Kids go online to assess their parents’ seller’s agent, revealing ‘startling’ posts; owners wonder whether to take a step backward or move forward
We are about to enter into a listing agreement to sell our home where we raised our children. We agreed to let our eldest daughter, who recently had a bad experience with her seller’s agent, “investigate” our agent online. The next morning, our out-of-state children were emailing a chock-full of startling examples of the seller’s agent’s improper social network postings. In person he is charming and well-mannered. He always wore a face mask at our meetings, kept his social distance and wore disposable shoe coverings in our home. Yet online he mocks the concept of face mask usage and the validity of COVID19 while using curse words and exclamation points. The youngest son, who lost his house this year to fire, shared how our seller’s agent made a profanity-laced rebuttal that the more than 9,000 fires in California this year were not due to climate change but solely due to the lack of forest management. Yesterday, it seemed implausible that the overqualified person to sell our house has personally, and maybe even professionally, we don’t know, created a firestorm of controversy. Raised never to discuss one’s politics, we thought we were inching toward normalcy by moving and relocating near our children. Will the buyers and their agents be emulating our children’s online investigations of a seller’s agent? If so, how would it reflect on our listing if this man hired to list and sell our house is online socially interacting with profanity and exclamation points? Any ideas on moving forward or taking a step or two back?
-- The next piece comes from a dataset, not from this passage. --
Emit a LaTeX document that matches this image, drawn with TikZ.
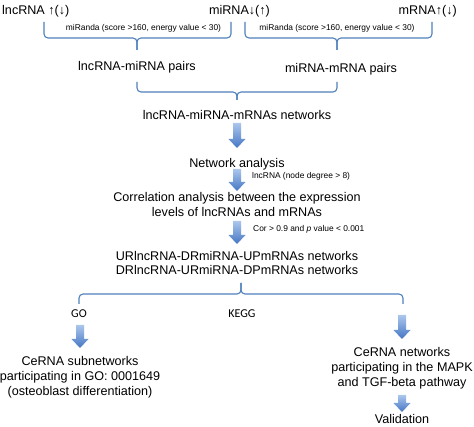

How a salesman deals with a customer, client or prospect ideally should be no different than how he treats vendors, support staff, women or children. Since we’re not in a perfect world, there’s a type of salesperson who is sickeningly sweet to paying customers, and behind the scenes, perpetually revamps rudeness into an art form. As a result, the consumer never knows to pose the question to himself or herself, “I wonder if my salesperson gets along with others?” Before the internet, it would have been nearly impossible to find out if one’s salesperson is respected or loathed by their colleagues. It’s an expensive proposition if the consumer is a home seller or homebuyer, and the salesperson is a seller’s agent or a buyer’s agent. Real estate licensees can enthusiastically promote the advantages of doing business with well-mannered professionals to their clients and dissuade them from engaging with the unprofessional. Again, not a reality that would cross the mind of a real estate consumer. Your kids’ due diligence sparked their political, medical, social and environmental awareness in your particular situation. The result should only ignite your financial wariness. You would be right to envision embers in your nest egg of equity.
Last week, producers of a blockbuster movie in production fired one of its movie stars for inappropriate activity outside his industry. A practice not uncommon in business and professional sports. Not to be left out, and responding to unacceptable behavior by licensees, memorialized on video, the World Wide Web, and audio devices, the National Association of Realtors updated its 107-year-old ethics code this month. It states, “This new Standard of Practice is effective immediately. Standard of Practice 10-5: REALTORS® must not use harassing speech, hate speech, epithets, or slurs based on race, color, religion, sex, handicap, familial status, national origin, sexual orientation, or gender identity.” Selling a home is a production. The seller’s agent is the lead actor. You have a firehose of information to extinguish the firestorm of controversy that this seller’s agent could ignite in and around your home’s listing. Replace this lead role with someone who can adroitly put out fires, not start them.